If host 10.2.2.45 were to attempt to send additional packets, even a packet with the SYN bit on and ACK bit off, indicating a new session, the attempt would be blocked because no existing state table entry would be available. Because the original translation was done with NAT (or PAT), there wouldn’t be a static entry allowing the unsolicited data.

Authorized Inbound Traffic

Assuming the inbound traffic is destined to a shared server, the static address translation is in the xlate table and an enabling access control list allows the unsolicited inbound packet. The SYN bit is on and the ACK bit is off. A state table entry is made, and any necessary translation is performed before the packet passes into the more secure network, typically DMZ, but it could be inside. This state table entry is an “embryonic” TCP session, indicating it’s incomplete. The state table entry remains in this state until the three-way handshake is complete and ACK packets are being exchanged.

The inside host then performs Step 2 in the TCP handshake and things progress, as described earlier. Each exchange in both directions is reviewed and the state table is updated as necessary.

SYN Attacks

A common form of DoS attack is some variation of a SYN attack where large numbers of SYN packets are received by the inside device and appropriate reply exchanges are prepared and sent. Unfortunately, the sender has no intention of completing these sessions, so the final step of the handshake is never completed. If you recall from Chapter 1, this type of attack can be successful by either overloading the target host or by congesting the link to the target host. Either way, legitimate traffic and activity can’t get service.
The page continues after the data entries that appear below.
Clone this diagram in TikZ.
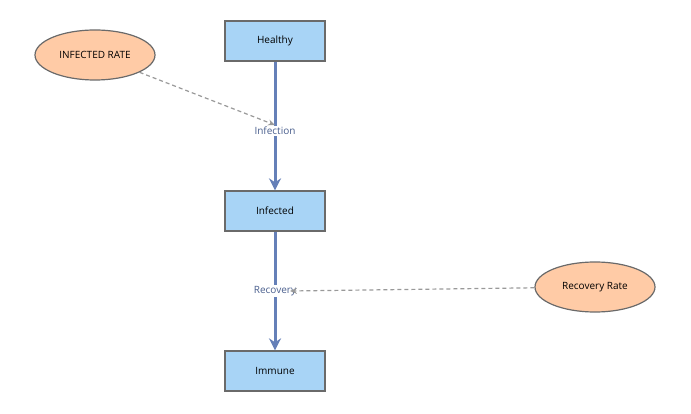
\documentclass[tikz,border=0pt]{standalone}
\usepackage{fontspec}
\setmainfont{Open Sans}
\usetikzlibrary{arrows.meta}
\definecolor{boxfill}{HTML}{A8D4F6}
\definecolor{elfill}{HTML}{FFCBA6}
\definecolor{edge}{HTML}{6A6A6A}
\definecolor{flow}{HTML}{6580B8}
\definecolor{lab}{HTML}{4A5F8E}
\tikzset{
 stock/.style={draw=edge,line width=1.2pt,fill=boxfill,minimum width=100pt,minimum height=40pt,inner sep=0,font=\fontsize{10}{12}\selectfont},
 aux/.style={draw=edge,line width=1.2pt,fill=elfill,ellipse,minimum width=120pt,minimum height=50pt,inner sep=0,font=\fontsize{10}{12}\selectfont},
 flowlab/.style={fill=white,text=lab,inner sep=1pt,font=\fontsize{10}{12}\selectfont},
 flowline/.style={draw=flow,line width=3pt,-{Stealth[length=12pt,width=12pt]}},
 info/.style={draw=gray!80,line width=1.2pt,dash pattern=on 4pt off 3pt,-{Stealth[length=7pt,width=6pt]}}
}
\usetikzlibrary{shapes.geometric}
\begin{document}
\begin{tikzpicture}[x=1pt,y=-1pt]
\useasboundingbox (0,0) rectangle (691,414);
\node[stock] (h) at (275,41) {Healthy};
\node[stock] (i) at (275,211) {Infected};
\node[stock] (m) at (275,371) {Immune};
\node[aux] (ir) at (95,55) {INFECTED RATE};
\node[aux] (rr) at (595,287) {Recovery Rate};
\coordinate (fi) at (275,125);
\coordinate (fr) at (290,291);
\draw[flowline] (h) -- (i);
\draw[flowline] (i) -- (m);
\node[flowlab] (li) at (275,131) {Infection};
\node[flowlab] (lr) at (275,291) {Recovery};
\draw[info] (ir) -- (fi);
\draw[info] (rr) -- (fr);
\end{tikzpicture}
\end{document}
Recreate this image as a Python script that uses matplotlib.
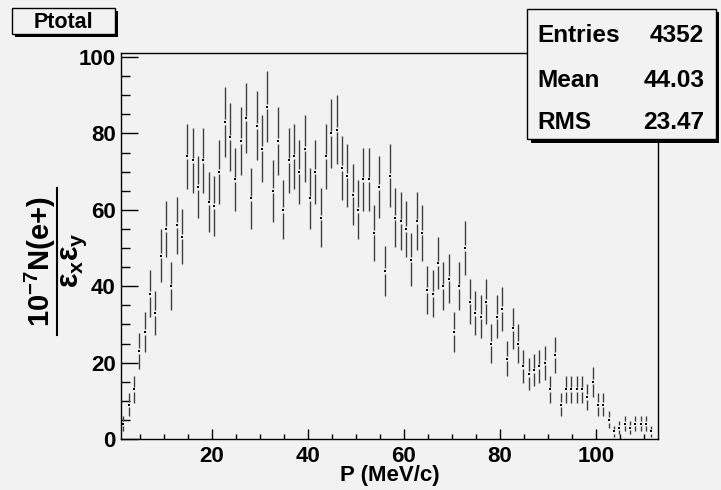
import numpy as np
import matplotlib
matplotlib.use('Agg')
import matplotlib.pyplot as plt
from matplotlib.ticker import MultipleLocator
from matplotlib.patches import Rectangle
from matplotlib.lines import Line2D

# histogram contents (entries per bin)
counts = [4, 9, 13, 23, 28, 38, 33, 48, 55, 40, 56, 53, 74, 73, 66, 73, 62, 61, 70, 83,
          79, 68, 78, 84, 63, 82, 76, 87, 65, 78, 60, 73, 74, 70, 76, 63, 70, 58, 74, 80,
          81, 71, 69, 64, 60, 68, 68, 54, 66, 44, 69, 58, 57, 55, 47, 57, 54, 39, 38, 46,
          40, 42, 28, 40, 50, 36, 33, 32, 36, 25, 32, 34, 21, 29, 25, 19, 17, 18, 19, 20,
          13, 22, 9, 13, 13, 13, 13, 11, 15, 9, 9, 5, 2, 3, 4, 3, 4, 4, 4, 2]
bin_lo = 1.0
bin_w = 1.111
title = 'Ptotal'
stats = [('Entries', '4352'), ('Mean', '44.03'), ('RMS', '23.47')]

counts = np.array(counts, dtype=float)
centers = bin_lo + bin_w * (np.arange(len(counts)) + 0.5)
errs = np.sqrt(counts)

plt.rcParams['font.family'] = ['Liberation Sans', 'DejaVu Sans']
plt.rcParams['font.weight'] = 'bold'
plt.rcParams['mathtext.fontset'] = 'custom'
plt.rcParams['mathtext.rm'] = 'Liberation Sans:bold'
plt.rcParams['mathtext.it'] = 'Liberation Sans:bold'
plt.rcParams['mathtext.bf'] = 'Liberation Sans:bold'

bg = '#f2f2f2'
fig = plt.figure(figsize=(7.21, 4.9), dpi=100, facecolor=bg)
ax = fig.add_axes([120.7/721, 1-439/490, (658.3-120.7)/721, (439-53.3)/490])
ax.set_facecolor(bg)

# error bars broken around the marker, ROOT style
gap = 0.7
ax.vlines(centers, counts - errs, counts - gap, color='#404040', lw=1)
ax.vlines(centers, counts + gap, counts + errs, color='#404040', lw=1)
ax.plot(centers, counts, 's', ms=1.9, color='k', mew=0)

ax.set_xlim(1, 113)
ax.set_ylim(0, 101)
ax.xaxis.set_major_locator(MultipleLocator(20))
ax.xaxis.set_minor_locator(MultipleLocator(5))
ax.yaxis.set_major_locator(MultipleLocator(20))
ax.yaxis.set_minor_locator(MultipleLocator(5))
ax.tick_params(which='both', direction='in', top=False, right=False, width=1, color='k')
ax.tick_params(axis='x', which='major', length=7.5, pad=5, labelsize=16)
ax.tick_params(axis='x', which='minor', length=3.8)
ax.tick_params(axis='y', which='major', length=12.5, pad=3.5, labelsize=16)
ax.tick_params(axis='y', which='minor', length=6.3)
ax.xaxis.set_major_formatter(lambda v, p: '' if v < 1 else '%d' % v)
for lab in ax.get_xticklabels() + ax.get_yticklabels():
    lab.set_fontweight('bold')
for s in ax.spines.values():
    s.set_linewidth(1)

fig.text(390/721, 1-481/490, 'P (MeV/c)', ha='center', va='baseline', fontsize=16, fontweight='bold')

# y title as a fraction
fig.text(40/721, 1-262/490, r'10$^{-7}$N(e+)', rotation=90, ha='center', va='center', fontsize=21)
fig.add_artist(Line2D([57/721, 57/721], [1-335/490, 1-188/490], color='k', lw=1.5, transform=fig.transFigure))
fig.text(74/721, 1-260/490, r'$\varepsilon_{x}\varepsilon_{y}$', rotation=90, ha='center', va='center', fontsize=22)

# title box with shadow
fig.add_artist(Rectangle((14.5/721, 1-37/490), 103.3/721, 26/490, transform=fig.transFigure,
                         facecolor='k', edgecolor='k', lw=0))
fig.add_artist(Rectangle((11.7/721, 1-34.3/490), 103.3/721, 26/490, transform=fig.transFigure,
                         facecolor=bg, edgecolor='k', lw=1))
fig.text(63.3/721, 1-27.5/490, title, ha='center', va='baseline', fontsize=15.5, fontweight='bold')

# stats box with shadow
fig.add_artist(Rectangle((530.5/721, 1-142.5/490), 188.7/721, 130/490, transform=fig.transFigure,
                         facecolor='k', edgecolor='k', lw=0))
fig.add_artist(Rectangle((527.3/721, 1-139.3/490), 188.7/721, 130/490, transform=fig.transFigure,
                         facecolor=bg, edgecolor='k', lw=1))
for (name, val), yb in zip(stats, [41.7, 86.7, 129.3]):
    fig.text(537.3/721, 1-yb/490, name, ha='left', va='baseline', fontsize=17.6, fontweight='bold')
    fig.text(704.3/721, 1-yb/490, val, ha='right', va='baseline', fontsize=17.6, fontweight='bold')

fig.savefig('out.png', dpi=100, facecolor=bg)
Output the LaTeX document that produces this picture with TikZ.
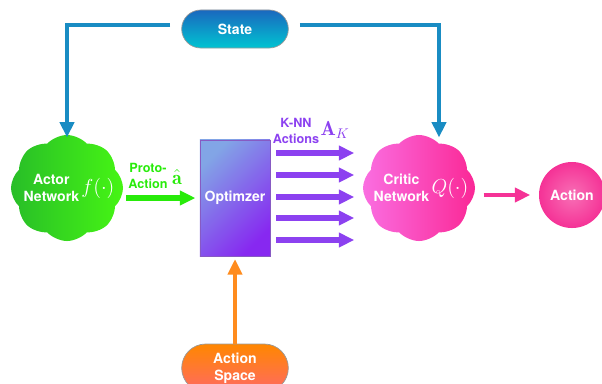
\documentclass[tikz,border=0pt]{standalone}
\usepackage{amsmath,amssymb}
\usepackage{fontspec}
\setsansfont{TeX Gyre Heros}
\usetikzlibrary{arrows.meta, positioning, shapes, calc}

\definecolor{statetop}{RGB}{26,104,190}
\definecolor{statebot}{RGB}{0,196,210}
\definecolor{stateline}{RGB}{25,140,195}
\definecolor{actorL}{RGB}{40,190,40}
\definecolor{actorR}{RGB}{70,245,20}
\definecolor{protogreen}{RGB}{40,235,10}
\definecolor{optA}{RGB}{130,165,230}
\definecolor{optB}{RGB}{135,40,240}
\definecolor{knnpurple}{RGB}{140,65,240}
\definecolor{criticL}{RGB}{250,110,225}
\definecolor{criticR}{RGB}{250,40,150}
\definecolor{actpink}{RGB}{245,50,150}
\definecolor{spacetop}{RGB}{255,135,0}
\definecolor{spacebot}{RGB}{255,105,100}
\definecolor{spaceline}{RGB}{255,140,30}

\begin{document}
\begin{tikzpicture}[x=0.025cm, y=-0.025cm,
    txt/.style={font=\sffamily\bfseries, text=white, align=center},
    pill/.style={txt, rounded rectangle, draw=gray!80, line width=0.5pt,
        minimum width=2.9cm, minimum height=0.95cm},
    netcloud/.style={cloud, cloud puffs=8, cloud puff arc=95, aspect=1.05,
        minimum width=2.8cm, minimum height=2.65cm, inner sep=0pt},
    conn/.style={line width=2.8pt, -{Triangle[length=11pt, width=10pt]}},
    knn/.style={line width=3.6pt, knnpurple, -{Triangle[length=11pt, width=10pt]}}]

    \useasboundingbox (0,0) rectangle (602,383);

    % Nodes
    \node[pill, top color=statetop, bottom color=statebot] (state) at (235,29) {State};
    \node[netcloud, left color=actorL, right color=actorR] (actor) at (67,188) {};
    \node[txt] (actortxt) at (69,190)
        {\begin{tabular}{@{}c@{}}Actor\\Network\end{tabular}\,{\Large$f(\cdot)$}};
    \node[txt, draw=knnpurple!60!gray, line width=0.4pt, minimum width=1.65cm,
        minimum height=2.9cm, left color=optA, right color=optB, shading angle=45]
        (opt) at (235,198) {Optimzer};
    \node[netcloud, left color=criticL, right color=criticR] (critic) at (419,188) {};
    \node[txt] (critictxt) at (421,190)
        {\begin{tabular}{@{}c@{}}Critic\\Network\end{tabular}\,{\Large$Q(\cdot)$}};
    \node[txt, circle, minimum size=1.65cm, inner color=actpink!70!white,
        outer color=actpink] (action) at (572,195) {Action};
    \node[pill, minimum height=1.2cm, top color=spacetop, bottom color=spacebot]
        (space) at (235,368) {Action\\Space};

    % Labels
    \node[font=\sffamily\bfseries\small, text=protogreen, align=center]
        (proto) at (148,176) {Proto-\\Action};
    \node[text=protogreen] (ahat) at (177,177) {\Large$\hat{\mathbf{a}}$};
    \node[font=\sffamily\bfseries\small, text=knnpurple, align=center]
        (knnlbl) at (296,131) {K-NN\\Actions};
    \node[text=knnpurple] (ak) at (335,130) {\Large$\mathbf{A}_K$};

    % State to both networks
    \draw[conn, stateline, shorten <=8pt]
        (state.west |- 0,25) -| ([yshift=-2pt]actor.north);
    \draw[conn, stateline, shorten <=8pt]
        (state.east |- 0,25) -| ([xshift=0.5cm, yshift=-2pt]critic.north);

    % Proto-action into optimizer
    \draw[conn, protogreen, line width=3.6pt, shorten <=2pt, shorten >=3pt]
        (actor.east |- opt) -- (opt.west);

    % K nearest neighbour actions
    \foreach \y in {153,175,197,218,240} {
        \draw[knn, shorten <=4pt, shorten >=6pt] (opt.east |- 0,\y) -- (critic.west |- 0,\y);
    }

    % Critic to chosen action
    \draw[conn, actpink, line width=3.4pt, shorten <=6pt, shorten >=6pt]
        (critic.east |- action) -- (action.west);

    % Action space into optimizer
    \draw[conn, spaceline, shorten >=2pt] (space.north) -- (opt.south);
\end{tikzpicture}
\end{document}
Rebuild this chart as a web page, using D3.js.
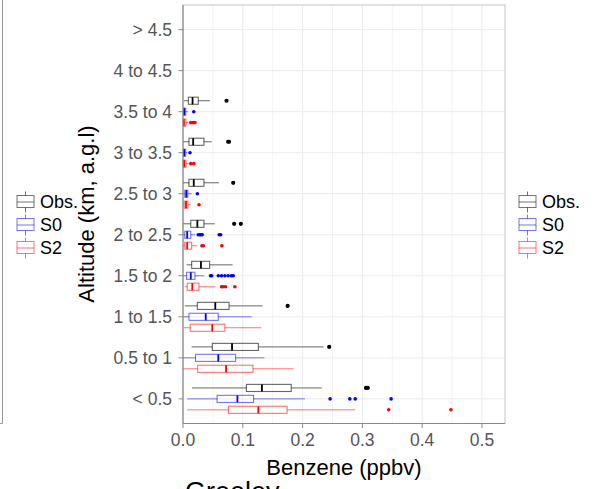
<!DOCTYPE html>
<html><head><meta charset="utf-8">
<script src="https://cdn.jsdelivr.net/npm/d3@7"></script>
<style>body{margin:0;background:#fff}svg{display:block;font-family:"Liberation Sans",Arial,sans-serif}</style>
</head><body><svg id="c" width="595" height="489"></svg>
<script>
const categories = ["< 0.5","0.5 to 1","1 to 1.5","1.5 to 2","2 to 2.5","2.5 to 3","3 to 3.5","3.5 to 4","4 to 4.5","> 4.5"];
const seriesNames = ["Obs.","S0","S2"];
const seriesColors = ["#000000","#0000ff","#ff0000"];
const xTicks = [0.0,0.1,0.2,0.3,0.4,0.5];
// [lower whisker, Q1, median, Q3, upper whisker] per category
const obsStats = [
  [0.015,0.106,0.132,0.181,0.232],
  [0.0145,0.049,0.082,0.126,0.235],
  [0.003,0.024,0.054,0.077,0.133],
  [0.006,0.0145,0.030,0.0445,0.083],
  [0.0,0.013,0.024,0.035,0.053],
  [0.0,0.010,0.018,0.035,0.060],
  [0.0,0.010,0.017,0.035,0.048],
  [0.0015,0.009,0.016,0.0255,0.045],
  null, null];
const obsOutliers = [[0.306,0.309],[0.2445],[0.175],[],[0.0855,0.0967],[0.084],[0.0755,0.077],[0.0728],[],[]];
const s0Stats = [
  [0.007,0.057,0.091,0.118,0.204],
  [0.0,0.021,0.059,0.088,0.136],
  [0.0,0.010,0.038,0.059,0.115],
  [0.0,0.006,0.013,0.020,0.0355],
  [0.0,0.003,0.007,0.013,0.020],
  [0.0,0.003,0.0055,0.008,0.0145],
  [0.0,0.001,0.002,0.0045,0.007],
  [0.0,0.001,0.002,0.0045,0.008],
  null, null];
const s0Outliers = [[0.246,0.279,0.288,0.348],[],[],[0.046,0.048,0.059,0.0645,0.070,0.0755,0.081,0.084],[0.0255,0.028,0.030,0.032,0.0605,0.063],[0.024],[0.0117],[0.018],[],[]];
const s2Stats = [
  [0.007,0.076,0.126,0.174,0.288],
  [0.0,0.0245,0.072,0.117,0.185],
  [0.002,0.012,0.049,0.070,0.131],
  [0.003,0.007,0.0155,0.0267,0.0545],
  [0.0,0.003,0.007,0.0145,0.024],
  [0.0,0.002,0.005,0.008,0.013],
  [0.0,0.0005,0.002,0.005,0.010],
  [0.0,0.0005,0.0015,0.005,0.009],
  null, null];
const s2Outliers = [[0.344,0.448],[],[],[0.0645,0.067,0.071,0.0867],[0.0317,0.034,0.065],[0.0267],[0.013,0.018],[0.013,0.017,0.020],[],[]];

const allStats = [obsStats, s0Stats, s2Stats];
const allOutliers = [obsOutliers, s0Outliers, s2Outliers];

const svg = d3.select("#c");
const L = 183, R = 505, T = 5, B = 423.5;
const x = d3.scaleLinear().domain([0, 0.5385]).range([L, R]);
const y = d3.scalePoint().domain(categories.slice().reverse()).range([T, B]).padding(0.6);
const step = y.step();
const slot = step * 0.8 / 3;
const boxH = slot * 0.65;
const off = [-slot, 0, slot];

// left neighbour panel edge
svg.append("path").attr("d", `M2.5,0V423.5H0`).attr("fill","none").attr("stroke","#9a9a9a").attr("stroke-width",1);

// grid
const g = svg.append("g");
const minor = d3.range(0.05, 0.54, 0.1);
g.selectAll(".mn").data(minor).join("line").attr("x1",d=>x(d)).attr("x2",d=>x(d)).attr("y1",T).attr("y2",B).attr("stroke","#f3f3f3").attr("stroke-width",1);
g.selectAll(".mj").data(xTicks.slice(1)).join("line").attr("x1",d=>x(d)).attr("x2",d=>x(d)).attr("y1",T).attr("y2",B).attr("stroke","#ebebeb").attr("stroke-width",1);
g.selectAll(".hy").data(categories).join("line").attr("x1",L).attr("x2",R).attr("y1",d=>y(d)).attr("y2",d=>y(d)).attr("stroke","#ebebeb").attr("stroke-width",1);

// panel border
svg.append("rect").attr("x",L).attr("y",T).attr("width",R-L).attr("height",B-T).attr("fill","none").attr("stroke","#c4c4c4").attr("stroke-width",1);

// boxes
seriesNames.forEach((name, si) => {
  const col = seriesColors[si];
  const sg = svg.append("g");
  const o = si === 0 ? 0.6 : 0.55;
  categories.forEach((cat, ci) => {
    const s = allStats[si][ci];
    if (!s) return;
    const cy = y(cat) + off[si];
    sg.append("line").attr("x1",x(s[0])).attr("x2",x(s[1])).attr("y1",cy).attr("y2",cy).attr("stroke",col).attr("stroke-opacity",o);
    sg.append("line").attr("x1",x(s[3])).attr("x2",x(s[4])).attr("y1",cy).attr("y2",cy).attr("stroke",col).attr("stroke-opacity",o);
    sg.append("rect").attr("x",x(s[1])).attr("y",cy-boxH/2).attr("width",Math.max(0.5,x(s[3])-x(s[1]))).attr("height",boxH)
      .attr("fill","none").attr("stroke",col).attr("stroke-opacity",o).attr("stroke-width",1.1);
    sg.append("line").attr("x1",x(s[2])).attr("x2",x(s[2])).attr("y1",cy-boxH/2).attr("y2",cy+boxH/2).attr("stroke",col).attr("stroke-width",1.8);
    sg.selectAll(null).data(allOutliers[si][ci]).join("circle").attr("cx",d=>x(d)).attr("cy",cy).attr("r", si===0?2.1:1.8).attr("fill",col);
  });
});

// axes lines
svg.append("line").attr("x1",L).attr("x2",L).attr("y1",T).attr("y2",B).attr("stroke","#8a8a8a").attr("stroke-width",1.2);
svg.append("line").attr("x1",L).attr("x2",R).attr("y1",B).attr("y2",B).attr("stroke","#8a8a8a").attr("stroke-width",1.2);

// y ticks
const yt = svg.append("g");
yt.selectAll("line").data(categories).join("line").attr("x1",L-4.5).attr("x2",L).attr("y1",d=>y(d)).attr("y2",d=>y(d)).attr("stroke","#8a8a8a");
yt.selectAll("text").data(categories).join("text").attr("x",L-11).attr("y",d=>y(d)).attr("dy","0.36em")
  .attr("text-anchor","end").attr("font-size",17.5).attr("fill","#555").text(d=>d);
// x ticks
const xt = svg.append("g");
xt.selectAll("line").data(xTicks).join("line").attr("x1",d=>x(d)).attr("x2",d=>x(d)).attr("y1",B).attr("y2",B+4.5).attr("stroke","#8a8a8a");
xt.selectAll("text").data(xTicks).join("text").attr("x",d=>x(d)).attr("y",446).attr("text-anchor","middle")
  .attr("font-size",17.5).attr("fill","#555").text(d=>d3.format(".1f")(d));

// titles
svg.append("text").attr("x",344).attr("y",475).attr("text-anchor","middle").attr("font-size",22).attr("fill","#000").text("Benzene (ppbv)");
svg.append("text").attr("transform","translate(94,214) rotate(-90)").attr("text-anchor","middle").attr("font-size",22).attr("fill","#000").text("Altitude (km, a.g.l)");
svg.append("text").attr("x",185).attr("y",501).attr("font-size",27).attr("fill","#000").text("Greeley");

// legends
function legend(x0, yc0) {
  const lg = svg.append("g");
  seriesNames.forEach((name, i) => {
    const cy = yc0 + i*23;
    const col = seriesColors[i];
    const kx = x0, kw = 17, cx = kx + kw/2;
    lg.append("line").attr("x1",cx).attr("x2",cx).attr("y1",cy-10.5).attr("y2",cy-6.5).attr("stroke",col).attr("stroke-opacity",0.55);
    lg.append("line").attr("x1",cx).attr("x2",cx).attr("y1",cy+5.5).attr("y2",cy+10.5).attr("stroke",col).attr("stroke-opacity",0.55);
    lg.append("rect").attr("x",kx).attr("y",cy-6.5).attr("width",kw).attr("height",12).attr("fill","none").attr("stroke",col).attr("stroke-opacity",0.55);
    lg.append("line").attr("x1",kx).attr("x2",kx+kw).attr("y1",cy).attr("y2",cy).attr("stroke",col).attr("stroke-opacity",0.55);
    lg.append("text").attr("x",kx+kw+6).attr("y",cy).attr("dy","0.36em").attr("font-size",18).attr("fill","#000").text(name);
  });
}
legend(17, 202);
legend(519, 202);
</script></body></html>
PIX Firewalls can monitor both the number of embryonic sessions and the time it takes to complete them. This information can be used by the PIX to trigger discarding embryonic sessions to keep the host from being buried. Unfortunately, while the PIX can protect the target device from too many half-open sessions, it might need assistance from an upstream Internet service provider (ISP) to keep the link from becoming clogged.

User Datagram Protocol

Because UDP doesn’t establish a connection-oriented session, it’s harder to protect. The PIX creates a state table entry any time a UDP packet is sent from a secure interface to a less-secure interface. This entry can only have the basic source, and destination addresses and port numbers. Any UDP traffic arriving from the less-secure interface that matches the state table entries is allowed to pass through.

Common UDP datagrams, such as DNS and NFS, are frequent targets of attacks, so it’s important that UDP connections be restricted. PIX units have a feature that only allows one DNS server to respond to a DNS query. Any additional responses are discarded. This reduces the likelihood of an attacker submitting a bogus response and directing output to a bad destination. To reduce exposure further, the state table entries created from the outgoing UDP datagrams have default lives of only two minutes, configurable, to see returning traffic before they’re removed.